WHAT IS EXPECTED ->
In the lines below, output everything from the first line through the line containing "(tm) -- (tmend);" exactly as it is. Pictures are not part of the output.

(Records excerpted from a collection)
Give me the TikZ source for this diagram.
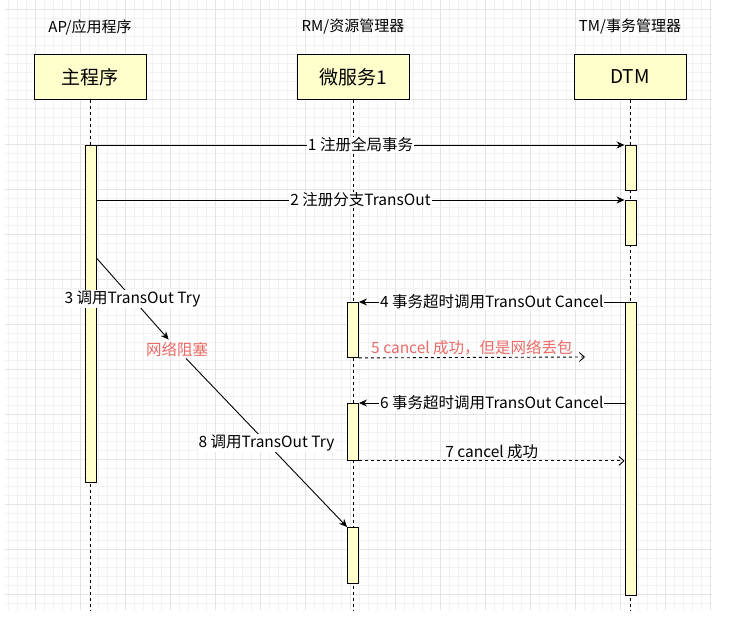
\documentclass[tikz,border=0pt]{standalone}
\usepackage{fontspec}
\setmainfont{Noto Sans CJK SC}
\usetikzlibrary{arrows.meta}

\definecolor{boxfill}{HTML}{FFFFCC}
\definecolor{warn}{HTML}{EA6B66}
\definecolor{gridmajor}{HTML}{E4E4E4}
\definecolor{gridminor}{HTML}{F2F2F2}

\begin{document}
\begin{tikzpicture}[
    x=1pt, y=-1pt,
    role/.style={font=\fontsize{15}{17}\selectfont},
    actor/.style={draw=black, fill=boxfill, line width=0.9pt, minimum width=112pt, minimum height=45pt, font=\fontsize{19}{22}\selectfont},
    bar/.style={draw=black, fill=boxfill, line width=0.9pt, minimum width=11pt, inner sep=0pt, anchor=north},
    life/.style={dash pattern=on 3pt off 3pt, line width=0.8pt},
    msg/.style={-{Stealth[length=8pt, width=7pt]}, line width=0.9pt}, % call arrows
    reply/.style={-{Straight Barb[length=5pt, width=9pt]}, dash pattern=on 3pt off 3pt, line width=0.9pt},
    msglbl/.style={fill=white, inner sep=1pt, font=\fontsize{15.5}{18}\selectfont},
    replylbl/.style={above=1pt, inner sep=1pt, font=\fontsize{15.5}{18}\selectfont},
    blocked/.style={text=warn, inner sep=2pt, font=\fontsize{15.5}{18}\selectfont}
]

\fill[white] (0,0) rectangle (732,629);
\useasboundingbox (0,0) rectangle (732,629);

% grid
\foreach \gx in {8,17,...,710} \draw[gridminor, line width=0.6pt] (\gx,0) -- (\gx,610);
\foreach \gy in {9,18,...,603} \draw[gridminor, line width=0.6pt] (5,\gy) -- (712,\gy);
\foreach \gx in {35,80,...,710} \draw[gridmajor, line width=0.7pt] (\gx,0) -- (\gx,610);
\foreach \gy in {9,54,...,594} \draw[gridmajor, line width=0.7pt] (5,\gy) -- (712,\gy);

\node[role] (aplbl) at (90,27) {AP/应用程序};
\node[role] (rmlbl) at (353,27) {RM/资源管理器};
\node[role] (tmlbl) at (630,27) {TM/事务管理器};

\node[actor] (ap) at (90,77) {主程序};
\node[actor] (rm) at (353,77) {微服务1};
\node[actor] (tm) at (630,77) {DTM};

\coordinate (apend) at (90,610);
\coordinate (rmend) at (353,610);
\coordinate (tmend) at (630,610);
\draw[life] (ap) -- (apend);
\draw[life] (rm) -- (rmend);
\draw[life] (tm) -- (tmend);

\node[bar, minimum height=337pt] (apbar) at (90.5,145) {};
\node[bar, minimum height=45pt] (tm1) at (630.5,145) {};
\node[bar, minimum height=45pt] (tm2) at (630.5,200) {};
\node[bar, minimum height=293pt] (tm3) at (630.5,302) {};
\node[bar, minimum height=55pt] (rm1) at (353,302) {};
\node[bar, minimum height=57pt] (rm2) at (353,403) {};
\node[bar, minimum height=56pt] (rm3) at (353,527) {};

\node[blocked] (block) at (177,349) {网络阻塞};
\coordinate (trystart) at (apbar.east |- 0,258);
\coordinate (lost) at (585,357);

\draw[msg] (apbar.north east) -- node[msglbl] {1 注册全局事务} (tm1.north west);
\draw[msg] (apbar.east |- tm2.north) -- node[msglbl] {2 注册分支TransOut} (tm2.north west);
\draw[msg] (trystart) -- node[msglbl] {3 调用TransOut Try} (block);
\draw[msg] (tm3.north west) -- node[msglbl] {4 事务超时调用TransOut Cancel} (rm1.north east);
\draw[reply] (rm1.south east) -- node[replylbl, text=warn] {5 cancel 成功，但是网络丢包} (lost);
\draw[msg] (tm3.west |- rm2.north) -- node[msglbl] {6 事务超时调用TransOut Cancel} (rm2.north east);
\draw[reply] (rm2.south east) -- node[replylbl] {7 cancel 成功} (tm3.west |- rm2.south);
\draw[msg] (block) -- node[msglbl] {8 调用TransOut Try} (rm3.north west);

\end{tikzpicture}
\end{document}
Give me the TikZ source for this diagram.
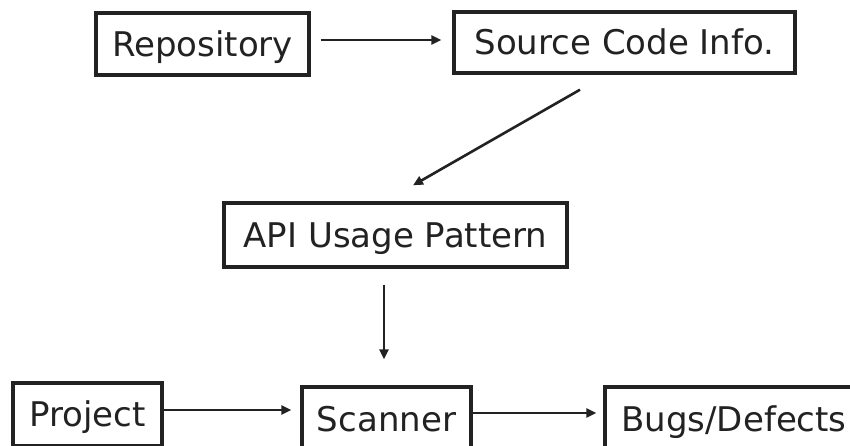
\documentclass[tikz,border=0pt]{standalone}
\usepackage{fontspec}
\setmainfont{DejaVu Sans}
\usetikzlibrary{arrows.meta,calc}
\definecolor{ink}{HTML}{222222}
\begin{document}
\begin{tikzpicture}[x=1pt,y=-1pt,
  blk/.style={draw=ink,line width=3.4pt,rectangle,inner sep=0pt,anchor=center,
    text=ink,font=\fontsize{34}{40}\selectfont,text height=24.8pt,text depth=0pt},
  flow/.style={draw=ink,line width=2.6pt,-{Triangle[length=10pt,width=9pt]}}]
\useasboundingbox (0,0) rectangle (850,445);
\clip (0,0) rectangle (850,445);
\fill[white] (0,0) rectangle (850,445);

% boxes
\node[blk,minimum width=213pt,minimum height=62pt] (repo) at (202.5,44) {Repository};
\node[blk,minimum width=341pt,minimum height=61pt] (src)  at (624.5,42.5) {Source Code Info.};
\node[blk,minimum width=343pt,minimum height=64pt] (api)  at (395.5,235) {API Usage Pattern};
\node[blk,minimum width=149pt,minimum height=63pt] (proj) at (87.5,414.5) {Project};
\node[blk,minimum width=169pt,minimum height=64pt] (scan) at (386.5,419) {Scanner};
\node[blk,minimum width=258pt,minimum height=64pt] (bugs) at (734,419) {Bugs/Defects};

% connectors
\draw[flow,shorten <=10pt,shorten >=11pt] ([yshift=4pt]repo.east) -- ([yshift=4pt]repo.east -| src.west);
\draw[flow] ($(src.south)+(-44.5,15)$) -- ($(api.north)+(17.5,-16)$);
\draw[flow] ($(api.south)+(-11.5,16)$) -- ($(api.south |- scan.north)+(-11.5,-26)$);
\draw[flow,shorten >=9pt] ([yshift=4.5pt]proj.east) -- ([yshift=4.5pt]proj.east -| scan.west);
\draw[flow,shorten >=7pt] ([yshift=6pt]scan.east) -- ([yshift=6pt]scan.east -| bugs.west);
\end{tikzpicture}
\end{document}
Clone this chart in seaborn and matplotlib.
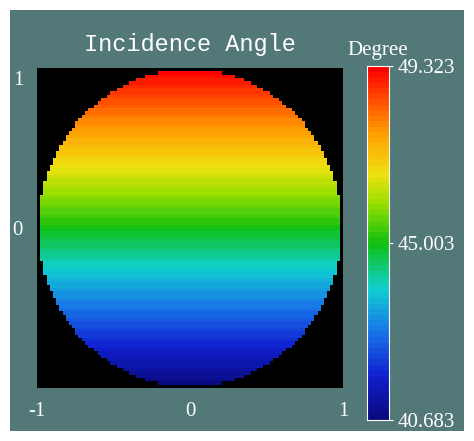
import numpy as np
import matplotlib
matplotlib.use("Agg")
import matplotlib.pyplot as plt
import seaborn as sns
from matplotlib.patches import Rectangle
from matplotlib.colors import LinearSegmentedColormap

angle_min = 40.683
angle_mid = 45.003
angle_max = 49.323
cbar_ticks = [angle_max, angle_mid, angle_min]
x_labels = ["-1", "0", "1"]
y_labels = ["0", "1"]
n_cells = 96

coords = np.linspace(-1, 1, n_cells)
X, Y = np.meshgrid(coords, coords[::-1])
field = angle_min + (Y + 1) / 2 * (angle_max - angle_min)
mask = X**2 + Y**2 > 1.0

cmap = LinearSegmentedColormap.from_list("rainbow_ref", [
    (0.0, "#0a0a80"), (0.12, "#1020d0"), (0.25, "#1878e8"), (0.37, "#10d0d0"),
    (0.5, "#10c010"), (0.62, "#a0e000"), (0.7, "#f0e010"), (0.82, "#ff9a00"),
    (1.0, "#ff0000")], N=64)

fig = plt.figure(figsize=(4.74, 4.41), dpi=100)
fig.patch.set_facecolor("white")
fig.patches.append(Rectangle((10/474, 10/441), 454/474, 421/441, transform=fig.transFigure,
                             facecolor="#527878", edgecolor="none", zorder=-1))
ax = fig.add_axes([37/474, 1-388/441, 306/474, 320/441])
cax = fig.add_axes([367/474, 1-420/441, 22/474, 354/441])
ax.set_facecolor("black")
sns.heatmap(field, mask=mask, cmap=cmap, vmin=angle_min, vmax=angle_max, ax=ax, cbar_ax=cax,
            xticklabels=False, yticklabels=False)
ax.set_xticks([0, n_cells/2, n_cells])
ax.set_xticklabels(x_labels)
ax.set_yticks([n_cells/2, 3])
ax.set_yticklabels(y_labels)
for s in ax.spines.values():
    s.set_visible(False)
ax.tick_params(length=0, labelsize=15, colors="white", pad=10)
for t in ax.get_xticklabels() + ax.get_yticklabels():
    t.set_fontfamily("Liberation Serif")
ax.set_title("Incidence Angle", fontsize=17, color="white", family="Liberation Mono", pad=12)
cax.set_yticks(cbar_ticks)
cax.set_yticklabels([f"{v:.3f}" for v in cbar_ticks])
cax.tick_params(length=3, labelsize=15, colors="white", width=0.8)
for t in cax.get_yticklabels():
    t.set_fontfamily("Liberation Serif")
cax.set_title("Degree", fontsize=15, color="white", family="Liberation Serif", pad=8)
for s in cax.spines.values():
    s.set_visible(True); s.set_color("white")
fig.savefig("out.png", dpi=100, facecolor=fig.get_facecolor())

FULL RESPONSE ->
Give me the TikZ source for this diagram.
\documentclass[tikz,border=0pt]{standalone}
\usepackage{fontspec}
\setmainfont{Noto Sans CJK SC}
\usetikzlibrary{arrows.meta}

\definecolor{boxfill}{HTML}{FFFFCC}
\definecolor{warn}{HTML}{EA6B66}
\definecolor{gridmajor}{HTML}{E4E4E4}
\definecolor{gridminor}{HTML}{F2F2F2}

\begin{document}
\begin{tikzpicture}[
    x=1pt, y=-1pt,
    role/.style={font=\fontsize{15}{17}\selectfont},
    actor/.style={draw=black, fill=boxfill, line width=0.9pt, minimum width=112pt, minimum height=45pt, font=\fontsize{19}{22}\selectfont},
    bar/.style={draw=black, fill=boxfill, line width=0.9pt, minimum width=11pt, inner sep=0pt, anchor=north},
    life/.style={dash pattern=on 3pt off 3pt, line width=0.8pt},
    msg/.style={-{Stealth[length=8pt, width=7pt]}, line width=0.9pt}, % call arrows
    reply/.style={-{Straight Barb[length=5pt, width=9pt]}, dash pattern=on 3pt off 3pt, line width=0.9pt},
    msglbl/.style={fill=white, inner sep=1pt, font=\fontsize{15.5}{18}\selectfont},
    replylbl/.style={above=1pt, inner sep=1pt, font=\fontsize{15.5}{18}\selectfont},
    blocked/.style={text=warn, inner sep=2pt, font=\fontsize{15.5}{18}\selectfont}
]

\fill[white] (0,0) rectangle (732,629);
\useasboundingbox (0,0) rectangle (732,629);

% grid
\foreach \gx in {8,17,...,710} \draw[gridminor, line width=0.6pt] (\gx,0) -- (\gx,610);
\foreach \gy in {9,18,...,603} \draw[gridminor, line width=0.6pt] (5,\gy) -- (712,\gy);
\foreach \gx in {35,80,...,710} \draw[gridmajor, line width=0.7pt] (\gx,0) -- (\gx,610);
\foreach \gy in {9,54,...,594} \draw[gridmajor, line width=0.7pt] (5,\gy) -- (712,\gy);

\node[role] (aplbl) at (90,27) {AP/应用程序};
\node[role] (rmlbl) at (353,27) {RM/资源管理器};
\node[role] (tmlbl) at (630,27) {TM/事务管理器};

\node[actor] (ap) at (90,77) {主程序};
\node[actor] (rm) at (353,77) {微服务1};
\node[actor] (tm) at (630,77) {DTM};

\coordinate (apend) at (90,610);
\coordinate (rmend) at (353,610);
\coordinate (tmend) at (630,610);
\draw[life] (ap) -- (apend);
\draw[life] (rm) -- (rmend);
\draw[life] (tm) -- (tmend);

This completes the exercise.